* [WORK TO BE COMPLETED]
Without the pictures, reproduce the records that follow exactly.
+++++
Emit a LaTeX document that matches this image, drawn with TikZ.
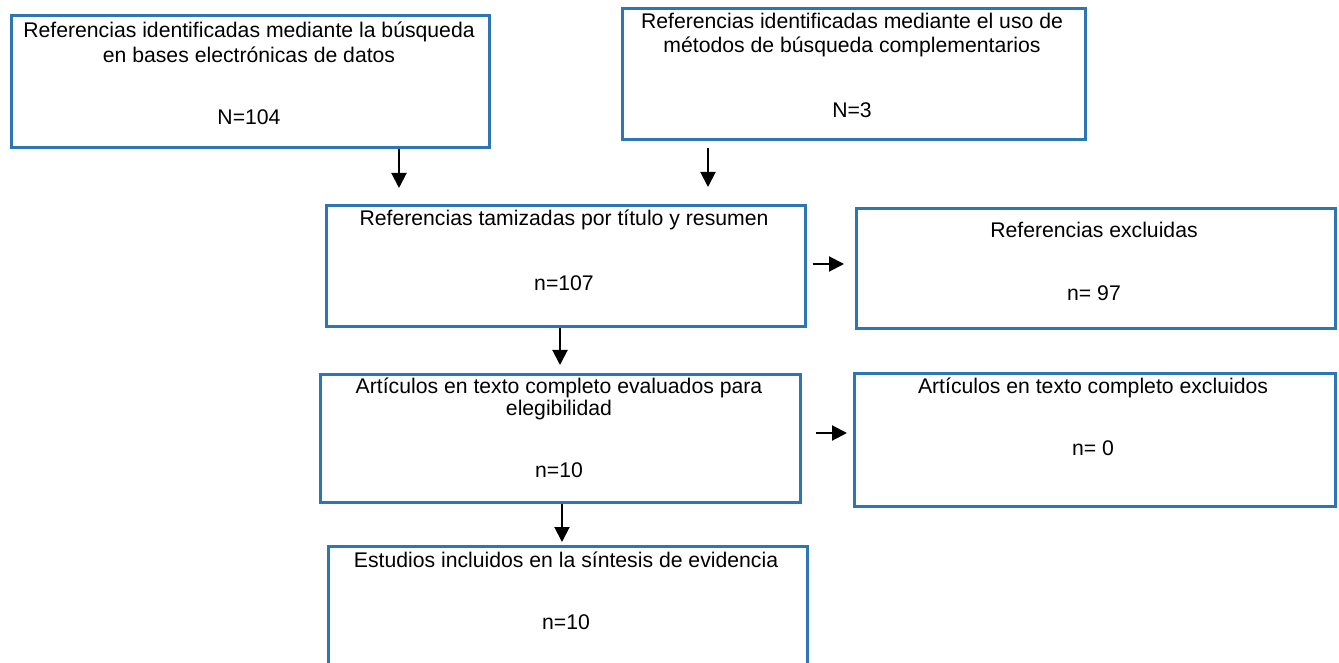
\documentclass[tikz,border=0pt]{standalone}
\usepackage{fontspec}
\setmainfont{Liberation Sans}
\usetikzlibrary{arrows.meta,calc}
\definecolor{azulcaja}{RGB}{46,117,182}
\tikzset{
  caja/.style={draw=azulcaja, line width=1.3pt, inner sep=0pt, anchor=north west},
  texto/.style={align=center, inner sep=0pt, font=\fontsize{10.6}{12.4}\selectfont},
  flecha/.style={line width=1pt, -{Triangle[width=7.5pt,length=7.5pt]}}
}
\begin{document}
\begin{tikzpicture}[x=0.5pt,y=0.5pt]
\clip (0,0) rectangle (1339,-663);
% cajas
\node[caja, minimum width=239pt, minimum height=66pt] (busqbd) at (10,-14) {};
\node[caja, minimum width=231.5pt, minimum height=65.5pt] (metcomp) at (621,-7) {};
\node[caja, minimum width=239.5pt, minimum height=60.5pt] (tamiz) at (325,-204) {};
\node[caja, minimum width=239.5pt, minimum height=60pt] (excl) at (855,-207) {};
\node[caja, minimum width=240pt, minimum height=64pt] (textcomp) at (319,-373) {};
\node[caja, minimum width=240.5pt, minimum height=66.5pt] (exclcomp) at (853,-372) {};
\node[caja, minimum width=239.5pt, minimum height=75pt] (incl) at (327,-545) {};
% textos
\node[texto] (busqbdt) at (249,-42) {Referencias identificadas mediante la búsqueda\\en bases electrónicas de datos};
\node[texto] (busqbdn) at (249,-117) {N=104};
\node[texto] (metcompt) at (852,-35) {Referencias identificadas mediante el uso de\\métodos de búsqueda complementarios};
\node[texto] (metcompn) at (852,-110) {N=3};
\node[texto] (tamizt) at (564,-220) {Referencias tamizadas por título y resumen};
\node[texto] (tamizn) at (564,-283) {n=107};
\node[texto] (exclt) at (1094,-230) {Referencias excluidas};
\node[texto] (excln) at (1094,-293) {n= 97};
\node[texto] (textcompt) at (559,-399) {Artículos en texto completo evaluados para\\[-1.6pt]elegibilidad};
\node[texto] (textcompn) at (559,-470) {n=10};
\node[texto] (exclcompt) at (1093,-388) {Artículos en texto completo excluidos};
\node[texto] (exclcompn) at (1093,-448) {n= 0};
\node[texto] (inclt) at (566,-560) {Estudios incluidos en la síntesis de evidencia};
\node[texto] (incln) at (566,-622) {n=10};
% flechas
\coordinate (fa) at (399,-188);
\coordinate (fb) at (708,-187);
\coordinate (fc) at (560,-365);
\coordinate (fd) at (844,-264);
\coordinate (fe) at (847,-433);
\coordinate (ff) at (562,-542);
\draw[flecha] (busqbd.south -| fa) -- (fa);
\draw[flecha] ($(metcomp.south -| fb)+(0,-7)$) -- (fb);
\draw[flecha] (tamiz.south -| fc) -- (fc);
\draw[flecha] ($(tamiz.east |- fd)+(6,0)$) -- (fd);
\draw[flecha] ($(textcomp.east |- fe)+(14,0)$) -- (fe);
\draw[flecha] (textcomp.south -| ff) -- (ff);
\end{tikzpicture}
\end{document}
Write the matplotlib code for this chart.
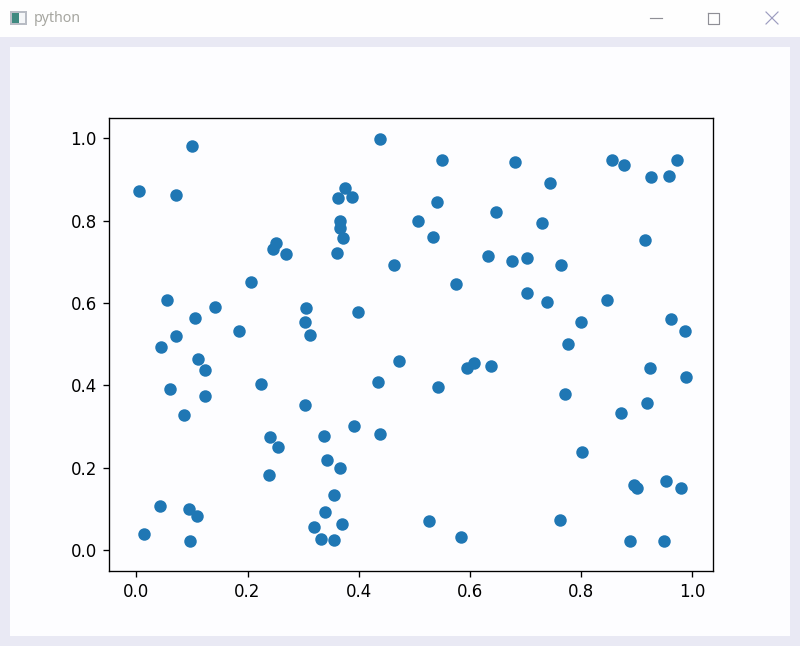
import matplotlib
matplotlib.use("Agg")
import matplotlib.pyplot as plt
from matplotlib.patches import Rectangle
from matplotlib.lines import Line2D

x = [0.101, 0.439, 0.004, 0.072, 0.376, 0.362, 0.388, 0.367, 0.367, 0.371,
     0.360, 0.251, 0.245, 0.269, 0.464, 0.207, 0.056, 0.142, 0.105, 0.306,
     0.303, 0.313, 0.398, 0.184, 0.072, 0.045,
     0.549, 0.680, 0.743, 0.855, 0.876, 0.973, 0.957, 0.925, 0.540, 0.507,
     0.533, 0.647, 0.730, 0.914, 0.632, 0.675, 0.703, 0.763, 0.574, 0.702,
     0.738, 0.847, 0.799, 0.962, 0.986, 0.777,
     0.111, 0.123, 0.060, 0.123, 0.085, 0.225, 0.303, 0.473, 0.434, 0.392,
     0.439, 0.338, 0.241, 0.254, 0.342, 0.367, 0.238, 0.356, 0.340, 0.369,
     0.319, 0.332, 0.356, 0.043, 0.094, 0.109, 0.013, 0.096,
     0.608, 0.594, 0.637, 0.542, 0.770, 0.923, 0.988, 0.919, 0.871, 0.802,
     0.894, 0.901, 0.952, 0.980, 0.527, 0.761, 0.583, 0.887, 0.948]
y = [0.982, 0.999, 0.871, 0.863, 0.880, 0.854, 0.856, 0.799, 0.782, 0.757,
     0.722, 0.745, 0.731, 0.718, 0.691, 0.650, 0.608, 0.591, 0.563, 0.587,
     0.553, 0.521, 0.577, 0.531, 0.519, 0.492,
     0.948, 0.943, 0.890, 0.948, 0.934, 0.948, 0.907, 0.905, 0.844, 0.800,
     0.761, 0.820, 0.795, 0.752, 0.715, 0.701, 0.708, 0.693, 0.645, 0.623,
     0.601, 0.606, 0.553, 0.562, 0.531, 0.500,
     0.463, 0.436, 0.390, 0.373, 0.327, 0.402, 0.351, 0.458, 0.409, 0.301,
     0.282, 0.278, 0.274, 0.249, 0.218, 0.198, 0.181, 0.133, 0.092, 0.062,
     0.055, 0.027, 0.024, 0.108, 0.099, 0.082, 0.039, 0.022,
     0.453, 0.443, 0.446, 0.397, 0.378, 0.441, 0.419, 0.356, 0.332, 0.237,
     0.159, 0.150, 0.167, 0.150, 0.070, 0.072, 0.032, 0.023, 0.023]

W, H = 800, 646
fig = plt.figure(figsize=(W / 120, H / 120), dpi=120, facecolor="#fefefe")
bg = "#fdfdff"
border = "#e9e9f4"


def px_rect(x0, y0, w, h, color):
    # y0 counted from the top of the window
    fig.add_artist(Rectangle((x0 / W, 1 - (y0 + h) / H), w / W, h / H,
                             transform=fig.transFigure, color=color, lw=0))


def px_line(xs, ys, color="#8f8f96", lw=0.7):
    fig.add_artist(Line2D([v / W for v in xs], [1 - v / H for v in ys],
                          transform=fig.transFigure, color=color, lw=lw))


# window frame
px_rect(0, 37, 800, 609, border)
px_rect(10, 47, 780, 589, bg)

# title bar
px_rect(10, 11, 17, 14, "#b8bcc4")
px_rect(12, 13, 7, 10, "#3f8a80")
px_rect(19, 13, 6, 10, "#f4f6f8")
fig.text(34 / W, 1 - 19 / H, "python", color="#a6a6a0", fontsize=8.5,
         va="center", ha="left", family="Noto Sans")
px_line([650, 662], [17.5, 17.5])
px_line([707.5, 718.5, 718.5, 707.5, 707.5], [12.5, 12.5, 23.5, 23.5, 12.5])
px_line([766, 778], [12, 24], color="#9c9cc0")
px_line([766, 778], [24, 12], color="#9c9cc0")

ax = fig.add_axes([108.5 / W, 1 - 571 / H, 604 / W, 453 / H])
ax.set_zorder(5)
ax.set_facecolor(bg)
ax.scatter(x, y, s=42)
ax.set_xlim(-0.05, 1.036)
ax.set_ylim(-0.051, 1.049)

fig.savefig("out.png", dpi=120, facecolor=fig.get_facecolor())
+++++
* [ANSWER TO THIS EXERCISE]
Emit a LaTeX document that matches this image, drawn with TikZ.
\documentclass[tikz,border=0pt]{standalone}
\usepackage{fontspec}
\setmainfont{Liberation Sans}
\usetikzlibrary{arrows.meta,calc}
\definecolor{azulcaja}{RGB}{46,117,182}
\tikzset{
  caja/.style={draw=azulcaja, line width=1.3pt, inner sep=0pt, anchor=north west},
  texto/.style={align=center, inner sep=0pt, font=\fontsize{10.6}{12.4}\selectfont},
  flecha/.style={line width=1pt, -{Triangle[width=7.5pt,length=7.5pt]}}
}
\begin{document}
\begin{tikzpicture}[x=0.5pt,y=0.5pt]
\clip (0,0) rectangle (1339,-663);
% cajas
\node[caja, minimum width=239pt, minimum height=66pt] (busqbd) at (10,-14) {};
\node[caja, minimum width=231.5pt, minimum height=65.5pt] (metcomp) at (621,-7) {};
\node[caja, minimum width=239.5pt, minimum height=60.5pt] (tamiz) at (325,-204) {};
\node[caja, minimum width=239.5pt, minimum height=60pt] (excl) at (855,-207) {};
\node[caja, minimum width=240pt, minimum height=64pt] (textcomp) at (319,-373) {};
\node[caja, minimum width=240.5pt, minimum height=66.5pt] (exclcomp) at (853,-372) {};
\node[caja, minimum width=239.5pt, minimum height=75pt] (incl) at (327,-545) {};
% textos
\node[texto] (busqbdt) at (249,-42) {Referencias identificadas mediante la búsqueda\\en bases electrónicas de datos};
\node[texto] (busqbdn) at (249,-117) {N=104};
\node[texto] (metcompt) at (852,-35) {Referencias identificadas mediante el uso de\\métodos de búsqueda complementarios};
\node[texto] (metcompn) at (852,-110) {N=3};
\node[texto] (tamizt) at (564,-220) {Referencias tamizadas por título y resumen};
\node[texto] (tamizn) at (564,-283) {n=107};
\node[texto] (exclt) at (1094,-230) {Referencias excluidas};
\node[texto] (excln) at (1094,-293) {n= 97};
\node[texto] (textcompt) at (559,-399) {Artículos en texto completo evaluados para\\[-1.6pt]elegibilidad};
\node[texto] (textcompn) at (559,-470) {n=10};
\node[texto] (exclcompt) at (1093,-388) {Artículos en texto completo excluidos};
\node[texto] (exclcompn) at (1093,-448) {n= 0};
\node[texto] (inclt) at (566,-560) {Estudios incluidos en la síntesis de evidencia};
\node[texto] (incln) at (566,-622) {n=10};
% flechas
\coordinate (fa) at (399,-188);
\coordinate (fb) at (708,-187);
\coordinate (fc) at (560,-365);
\coordinate (fd) at (844,-264);
\coordinate (fe) at (847,-433);
\coordinate (ff) at (562,-542);
\draw[flecha] (busqbd.south -| fa) -- (fa);
\draw[flecha] ($(metcomp.south -| fb)+(0,-7)$) -- (fb);
\draw[flecha] (tamiz.south -| fc) -- (fc);
\draw[flecha] ($(tamiz.east |- fd)+(6,0)$) -- (fd);
\draw[flecha] ($(textcomp.east |- fe)+(14,0)$) -- (fe);
\draw[flecha] (textcomp.south -| ff) -- (ff);
\end{tikzpicture}
\end{document}
Write the matplotlib code for this chart.
import matplotlib
matplotlib.use("Agg")
import matplotlib.pyplot as plt
from matplotlib.patches import Rectangle
from matplotlib.lines import Line2D

x = [0.101, 0.439, 0.004, 0.072, 0.376, 0.362, 0.388, 0.367, 0.367, 0.371,
     0.360, 0.251, 0.245, 0.269, 0.464, 0.207, 0.056, 0.142, 0.105, 0.306,
     0.303, 0.313, 0.398, 0.184, 0.072, 0.045,
     0.549, 0.680, 0.743, 0.855, 0.876, 0.973, 0.957, 0.925, 0.540, 0.507,
     0.533, 0.647, 0.730, 0.914, 0.632, 0.675, 0.703, 0.763, 0.574, 0.702,
     0.738, 0.847, 0.799, 0.962, 0.986, 0.777,
     0.111, 0.123, 0.060, 0.123, 0.085, 0.225, 0.303, 0.473, 0.434, 0.392,
     0.439, 0.338, 0.241, 0.254, 0.342, 0.367, 0.238, 0.356, 0.340, 0.369,
     0.319, 0.332, 0.356, 0.043, 0.094, 0.109, 0.013, 0.096,
     0.608, 0.594, 0.637, 0.542, 0.770, 0.923, 0.988, 0.919, 0.871, 0.802,
     0.894, 0.901, 0.952, 0.980, 0.527, 0.761, 0.583, 0.887, 0.948]
y = [0.982, 0.999, 0.871, 0.863, 0.880, 0.854, 0.856, 0.799, 0.782, 0.757,
     0.722, 0.745, 0.731, 0.718, 0.691, 0.650, 0.608, 0.591, 0.563, 0.587,
     0.553, 0.521, 0.577, 0.531, 0.519, 0.492,
     0.948, 0.943, 0.890, 0.948, 0.934, 0.948, 0.907, 0.905, 0.844, 0.800,
     0.761, 0.820, 0.795, 0.752, 0.715, 0.701, 0.708, 0.693, 0.645, 0.623,
     0.601, 0.606, 0.553, 0.562, 0.531, 0.500,
     0.463, 0.436, 0.390, 0.373, 0.327, 0.402, 0.351, 0.458, 0.409, 0.301,
     0.282, 0.278, 0.274, 0.249, 0.218, 0.198, 0.181, 0.133, 0.092, 0.062,
     0.055, 0.027, 0.024, 0.108, 0.099, 0.082, 0.039, 0.022,
     0.453, 0.443, 0.446, 0.397, 0.378, 0.441, 0.419, 0.356, 0.332, 0.237,
     0.159, 0.150, 0.167, 0.150, 0.070, 0.072, 0.032, 0.023, 0.023]

W, H = 800, 646
fig = plt.figure(figsize=(W / 120, H / 120), dpi=120, facecolor="#fefefe")
bg = "#fdfdff"
border = "#e9e9f4"


def px_rect(x0, y0, w, h, color):
    # y0 counted from the top of the window
    fig.add_artist(Rectangle((x0 / W, 1 - (y0 + h) / H), w / W, h / H,
                             transform=fig.transFigure, color=color, lw=0))


def px_line(xs, ys, color="#8f8f96", lw=0.7):
    fig.add_artist(Line2D([v / W for v in xs], [1 - v / H for v in ys],
                          transform=fig.transFigure, color=color, lw=lw))


# window frame
px_rect(0, 37, 800, 609, border)
px_rect(10, 47, 780, 589, bg)

# title bar
px_rect(10, 11, 17, 14, "#b8bcc4")
px_rect(12, 13, 7, 10, "#3f8a80")
px_rect(19, 13, 6, 10, "#f4f6f8")
fig.text(34 / W, 1 - 19 / H, "python", color="#a6a6a0", fontsize=8.5,
         va="center", ha="left", family="Noto Sans")
px_line([650, 662], [17.5, 17.5])
px_line([707.5, 718.5, 718.5, 707.5, 707.5], [12.5, 12.5, 23.5, 23.5, 12.5])
px_line([766, 778], [12, 24], color="#9c9cc0")
px_line([766, 778], [24, 12], color="#9c9cc0")

ax = fig.add_axes([108.5 / W, 1 - 571 / H, 604 / W, 453 / H])
ax.set_zorder(5)
ax.set_facecolor(bg)
ax.scatter(x, y, s=42)
ax.set_xlim(-0.05, 1.036)
ax.set_ylim(-0.051, 1.049)

fig.savefig("out.png", dpi=120, facecolor=fig.get_facecolor())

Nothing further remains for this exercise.